The Fair Labor Standards Act of 1938 set federal minimum wages, maximum hours, and child labor restrictions for workers producing goods for interstate commerce. It was, in practical terms, a direct descendant of the Keating-Owen Act. When a Georgia lumber manufacturer named Fred Darby was indicted for violating the new law, the stage was set for the Supreme Court to revisit the question it had answered in 1918.
In United States v. Darby (1941), the Court unanimously upheld the Fair Labor Standards Act and explicitly overruled Hammer v. Dagenhart.8Justia. United States v. Darby, 312 U.S. 100 (1941) Justice Harlan Fiske Stone, writing for all nine justices, rejected the old distinction between manufacturing and commerce. While making goods inside a factory is not itself interstate commerce, shipping those goods across state lines is — and Congress can attach conditions to that shipment, including conditions about how the goods were produced.9Supreme Court of the United States. United States v. Darby, 312 U.S. 100 (1941)
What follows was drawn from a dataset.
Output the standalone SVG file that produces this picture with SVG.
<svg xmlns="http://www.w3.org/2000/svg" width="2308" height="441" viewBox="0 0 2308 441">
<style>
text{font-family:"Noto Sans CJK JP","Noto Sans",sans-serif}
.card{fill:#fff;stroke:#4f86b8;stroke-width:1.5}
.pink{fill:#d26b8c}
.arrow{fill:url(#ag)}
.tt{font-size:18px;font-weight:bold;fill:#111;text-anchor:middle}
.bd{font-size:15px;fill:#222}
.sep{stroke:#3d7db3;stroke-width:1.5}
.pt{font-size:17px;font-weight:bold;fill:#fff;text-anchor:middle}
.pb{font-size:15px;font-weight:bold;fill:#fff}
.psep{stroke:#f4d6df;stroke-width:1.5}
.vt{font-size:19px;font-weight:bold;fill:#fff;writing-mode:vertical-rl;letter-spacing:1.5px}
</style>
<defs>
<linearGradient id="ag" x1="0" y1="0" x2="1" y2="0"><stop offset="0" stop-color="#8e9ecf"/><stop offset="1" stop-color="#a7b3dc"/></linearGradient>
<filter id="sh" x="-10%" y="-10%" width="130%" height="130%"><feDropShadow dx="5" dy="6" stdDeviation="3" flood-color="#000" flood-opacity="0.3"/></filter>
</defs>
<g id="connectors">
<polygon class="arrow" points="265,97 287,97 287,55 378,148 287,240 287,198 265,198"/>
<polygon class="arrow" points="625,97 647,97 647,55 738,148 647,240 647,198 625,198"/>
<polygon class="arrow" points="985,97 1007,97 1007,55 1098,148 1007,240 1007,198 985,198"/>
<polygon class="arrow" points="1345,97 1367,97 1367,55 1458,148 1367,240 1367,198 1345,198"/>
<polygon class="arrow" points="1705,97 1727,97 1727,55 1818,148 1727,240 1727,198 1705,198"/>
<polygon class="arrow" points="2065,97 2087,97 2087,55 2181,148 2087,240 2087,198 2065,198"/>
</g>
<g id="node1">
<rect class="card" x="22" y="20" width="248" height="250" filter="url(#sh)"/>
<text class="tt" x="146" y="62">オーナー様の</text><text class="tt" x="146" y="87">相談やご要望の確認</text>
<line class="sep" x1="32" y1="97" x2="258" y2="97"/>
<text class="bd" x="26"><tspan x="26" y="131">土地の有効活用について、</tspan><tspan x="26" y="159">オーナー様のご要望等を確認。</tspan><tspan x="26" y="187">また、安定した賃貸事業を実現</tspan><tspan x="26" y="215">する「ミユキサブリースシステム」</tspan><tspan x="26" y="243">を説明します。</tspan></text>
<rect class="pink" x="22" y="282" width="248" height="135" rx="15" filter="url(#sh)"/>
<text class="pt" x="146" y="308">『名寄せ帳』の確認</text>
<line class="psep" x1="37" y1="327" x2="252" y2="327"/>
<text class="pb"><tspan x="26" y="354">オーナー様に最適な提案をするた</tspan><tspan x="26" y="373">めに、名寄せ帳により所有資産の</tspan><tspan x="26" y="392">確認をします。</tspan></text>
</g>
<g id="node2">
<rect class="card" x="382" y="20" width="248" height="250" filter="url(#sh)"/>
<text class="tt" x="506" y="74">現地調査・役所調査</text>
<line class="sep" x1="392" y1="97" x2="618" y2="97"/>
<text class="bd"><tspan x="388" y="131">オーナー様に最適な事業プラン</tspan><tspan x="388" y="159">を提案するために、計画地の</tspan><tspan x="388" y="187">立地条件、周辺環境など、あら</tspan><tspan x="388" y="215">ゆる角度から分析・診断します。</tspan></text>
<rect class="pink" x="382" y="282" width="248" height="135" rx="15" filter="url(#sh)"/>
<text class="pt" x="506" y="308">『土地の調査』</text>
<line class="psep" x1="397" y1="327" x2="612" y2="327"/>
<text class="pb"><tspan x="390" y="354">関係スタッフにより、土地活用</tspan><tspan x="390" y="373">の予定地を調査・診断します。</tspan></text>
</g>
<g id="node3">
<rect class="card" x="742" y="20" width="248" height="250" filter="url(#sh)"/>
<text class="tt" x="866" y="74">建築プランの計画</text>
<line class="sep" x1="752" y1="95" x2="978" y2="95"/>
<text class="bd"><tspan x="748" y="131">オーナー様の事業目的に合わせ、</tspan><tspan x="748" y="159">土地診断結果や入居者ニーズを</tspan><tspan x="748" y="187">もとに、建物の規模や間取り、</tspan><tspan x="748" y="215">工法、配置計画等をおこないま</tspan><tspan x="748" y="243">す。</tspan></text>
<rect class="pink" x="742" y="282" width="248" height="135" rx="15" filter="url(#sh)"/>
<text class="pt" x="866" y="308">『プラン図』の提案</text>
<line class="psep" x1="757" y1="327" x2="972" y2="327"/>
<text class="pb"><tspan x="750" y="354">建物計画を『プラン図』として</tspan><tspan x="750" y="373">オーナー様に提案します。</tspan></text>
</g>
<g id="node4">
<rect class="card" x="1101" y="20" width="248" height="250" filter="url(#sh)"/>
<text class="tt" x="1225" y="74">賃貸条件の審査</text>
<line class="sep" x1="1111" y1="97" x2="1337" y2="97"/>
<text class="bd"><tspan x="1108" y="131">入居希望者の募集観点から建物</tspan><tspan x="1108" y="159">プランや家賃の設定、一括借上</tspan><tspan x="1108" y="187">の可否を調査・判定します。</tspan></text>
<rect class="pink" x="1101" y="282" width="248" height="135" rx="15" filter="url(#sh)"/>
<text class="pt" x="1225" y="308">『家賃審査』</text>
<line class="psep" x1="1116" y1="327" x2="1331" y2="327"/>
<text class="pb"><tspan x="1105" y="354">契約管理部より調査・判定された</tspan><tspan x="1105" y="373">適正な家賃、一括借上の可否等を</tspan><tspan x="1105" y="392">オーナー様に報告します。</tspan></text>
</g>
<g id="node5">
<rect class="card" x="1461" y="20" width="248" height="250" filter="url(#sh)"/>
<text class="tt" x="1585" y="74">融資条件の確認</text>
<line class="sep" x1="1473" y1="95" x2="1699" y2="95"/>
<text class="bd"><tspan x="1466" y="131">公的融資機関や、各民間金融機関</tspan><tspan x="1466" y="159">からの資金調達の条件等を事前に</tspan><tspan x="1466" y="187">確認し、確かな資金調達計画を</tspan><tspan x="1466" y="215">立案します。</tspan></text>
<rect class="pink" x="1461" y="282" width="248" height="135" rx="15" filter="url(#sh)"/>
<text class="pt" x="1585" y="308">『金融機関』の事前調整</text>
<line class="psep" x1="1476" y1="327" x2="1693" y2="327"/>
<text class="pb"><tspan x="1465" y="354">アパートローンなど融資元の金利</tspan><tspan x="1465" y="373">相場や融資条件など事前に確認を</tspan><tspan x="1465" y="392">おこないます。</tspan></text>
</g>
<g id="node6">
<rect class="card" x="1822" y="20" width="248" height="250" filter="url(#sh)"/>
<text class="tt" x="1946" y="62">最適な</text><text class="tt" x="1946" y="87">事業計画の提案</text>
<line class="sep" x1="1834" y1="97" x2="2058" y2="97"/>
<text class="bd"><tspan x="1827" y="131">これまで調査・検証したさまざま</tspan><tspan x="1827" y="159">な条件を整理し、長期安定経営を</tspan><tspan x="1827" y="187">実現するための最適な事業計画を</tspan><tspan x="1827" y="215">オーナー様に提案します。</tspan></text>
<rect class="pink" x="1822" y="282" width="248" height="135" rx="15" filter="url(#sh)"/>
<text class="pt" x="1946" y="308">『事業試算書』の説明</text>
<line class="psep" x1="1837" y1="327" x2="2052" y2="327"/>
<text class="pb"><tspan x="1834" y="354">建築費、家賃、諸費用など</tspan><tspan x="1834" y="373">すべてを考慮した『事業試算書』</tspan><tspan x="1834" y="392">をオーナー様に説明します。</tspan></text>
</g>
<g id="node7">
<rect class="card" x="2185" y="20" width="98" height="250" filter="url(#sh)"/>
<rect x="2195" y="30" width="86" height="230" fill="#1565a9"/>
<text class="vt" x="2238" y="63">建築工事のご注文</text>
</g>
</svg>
The Darby Court also adopted what scholars call the “substantial effects” test: Congress can regulate intrastate activities when those activities have a substantial effect on interstate commerce. Low wages and long hours in one state affect the competitive conditions of interstate trade, which gives Congress the authority to set a floor. This was, in essence, the argument Holmes had made 23 years earlier in his dissent.
In 1923, five years after his family’s legal victory, a reporter tracked down Reuben Dagenhart. He was 20 years old, weighed 105 pounds, and had never made it past the third grade. He had spent the years since the case working in the same cotton mill. “I don’t see that I got any benefit,” he said. “I guess I’d have been a lot better off if they hadn’t won it.” He added: “It would have been a good thing in this state if that law they passed had been kept.”
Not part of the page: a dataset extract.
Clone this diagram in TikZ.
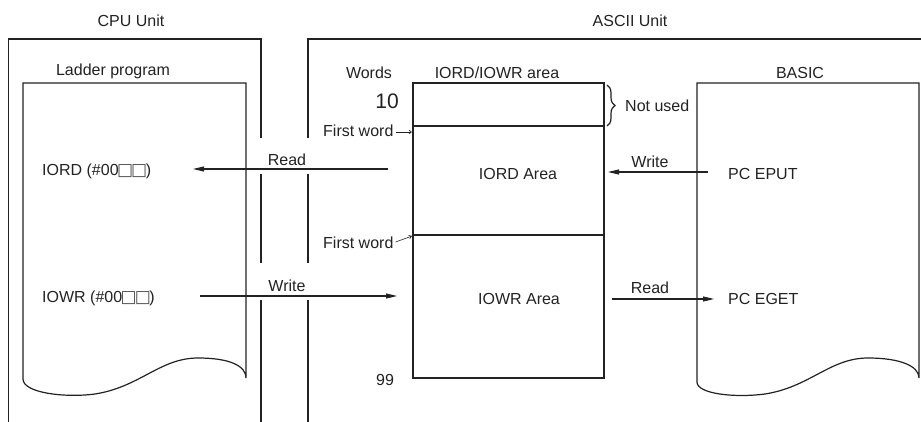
\documentclass[tikz,border=0pt]{standalone}
\usepackage{fontspec}
\setmainfont{Liberation Sans}
\newfontfamily\symfont{DejaVu Sans}
\usetikzlibrary{arrows.meta,decorations.pathreplacing}
\definecolor{ink}{HTML}{222222}
\newcommand{\boxpair}{{\symfont\fontsize{17}{20}\selectfont\color{ink!80}\kern-1.5pt □\kern-2pt□\kern-1.5pt}}
\begin{document}
\begin{tikzpicture}[x=1pt,y=-1pt,
  ln/.style={line width=1.2pt, draw=ink},
  arr/.style={ln, -{Triangle[length=11pt,width=5pt]}},
  small/.style={line width=0.6pt, draw=ink, -{Straight Barb[length=2.5pt,width=3.5pt]}},
  lbl/.style={font=\fontsize{16}{19}\selectfont, text=ink, inner sep=0pt, anchor=base}]
\useasboundingbox (0,0) rectangle (921,422);
% CPU Unit frame
\draw[ln] (8.5,422) -- (8.5,39) -- (261,39) -- (261,138);
\draw[ln] (261,174) -- (261,263);
\draw[ln] (261,300) -- (261,422);
% ASCII Unit frame
\draw[ln] (921,39) -- (308,39) -- (308,138);
\draw[ln] (308,174) -- (308,263);
\draw[ln] (308,300) -- (308,422);
% Ladder program document
\draw[ln] (246,378) -- (246,83) -- (23,83) -- (23,379)
  .. controls (23,393) and (65,398) .. (95,394)
  .. controls (140,387) and (160,358) .. (198,358)
  .. controls (230,358) and (246,366) .. (246,378);
% BASIC document
\draw[ln] (919,378) -- (919,83) -- (697,83) -- (697,382)
  .. controls (697,394) and (735,398) .. (765,394)
  .. controls (810,387) and (830,358) .. (868,358)
  .. controls (900,358) and (919,366) .. (919,378);
% memory table
\draw[ln] (413,83) rectangle (604,378);
\draw[ln] (413,126) -- (604,126);
\draw[ln] (413,235) -- (604,235);
\draw[ln, decorate, decoration={brace, amplitude=8pt}] (607,85) -- (607,126);
% labels
\node[lbl] (cpu) at (131,27) {CPU Unit};
\node[lbl] (ascii) at (630,27) {ASCII Unit};
\node[lbl] (ladder) at (113,76) {Ladder program};
\node[lbl] (words) at (369,79) {Words};
\node[lbl] (area) at (497,79) {IORD/IOWR area};
\node[lbl] (basic) at (800,79) {BASIC};
\node[lbl, font=\fontsize{21}{24}\selectfont] (ten) at (387,109) {10};
\node[lbl, anchor=base west] (fw1) at (323,137) {First word};
\node[lbl, anchor=base west] (nu) at (625,112) {Not used};
\node[lbl] (rdl) at (287,166) {Read};
\node[lbl, anchor=base west] (iord) at (42,176) {IORD (\#00\boxpair)};
\node[lbl] (wrr) at (650,168) {Write};
\node[lbl] (iordA) at (518,180) {IORD Area};
\node[lbl, anchor=base west] (eput) at (728,180) {PC EPUT};
\node[lbl, anchor=base west] (fw2) at (323,248) {First word};
\node[lbl] (wrl) at (287,291) {Write};
\node[lbl, anchor=base west] (iowr) at (42,302) {IOWR (\#00\boxpair)};
\node[lbl] (rdr) at (650,293) {Read};
\node[lbl] (iowrA) at (519,304) {IOWR Area};
\node[lbl, anchor=base west] (eget) at (728,304) {PC EGET};
\node[lbl] (nn) at (385,385) {99};
% connector end points
\coordinate (r1s) at (388,169); \coordinate (r1e) at (193,169);
\coordinate (w1s) at (200,296); \coordinate (w1e) at (397,296);
\coordinate (w2s) at (708,172); \coordinate (w2e) at (608,172);
\coordinate (r2s) at (612,299); \coordinate (r2e) at (714,299);
\coordinate (f1e) at (412,132); \coordinate (f2e) at (412,236);
% arrows
\draw[arr] (r1s) -- (r1e);
\draw[arr] (w1s) -- (w1e);
\draw[arr] (w2s) -- (w2e);
\draw[arr] (r2s) -- (r2e);
\draw[small] ([xshift=2pt,yshift=5pt]fw1.base east) -- (f1e);
\draw[small] ([xshift=2pt,yshift=6pt]fw2.base east) -- (f2e);
\end{tikzpicture}
\end{document}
Reuben’s experience captures the human cost that constitutional abstractions can obscure. The Dagenhart family won their case and preserved the right of two boys to keep working in a cotton mill. The older boy grew into an undersized, uneducated adult who wished someone had stopped him.
The Fair Labor Standards Act remains the foundation of federal child labor law. Under its current provisions, the general minimum age for employment is 14. Workers under 18 are barred from jobs the Secretary of Labor has declared hazardous, including work involving heavy machinery, excavation, and driving. For children between 14 and 16, the law restricts both the types of work and the hours they can perform. When a state law sets stricter standards than the federal rules, the stricter law applies.10U.S. Department of Labor. Age Requirements
These protections exist because the Supreme Court eventually recognized what Holmes argued in 1918: that the Commerce Clause gives Congress the power to prevent a race to the bottom in labor standards. Hammer v. Dagenhart delayed that recognition by a generation, but the decision’s ultimate reversal made it one of the most frequently cited examples of the Court correcting its own constitutional errors.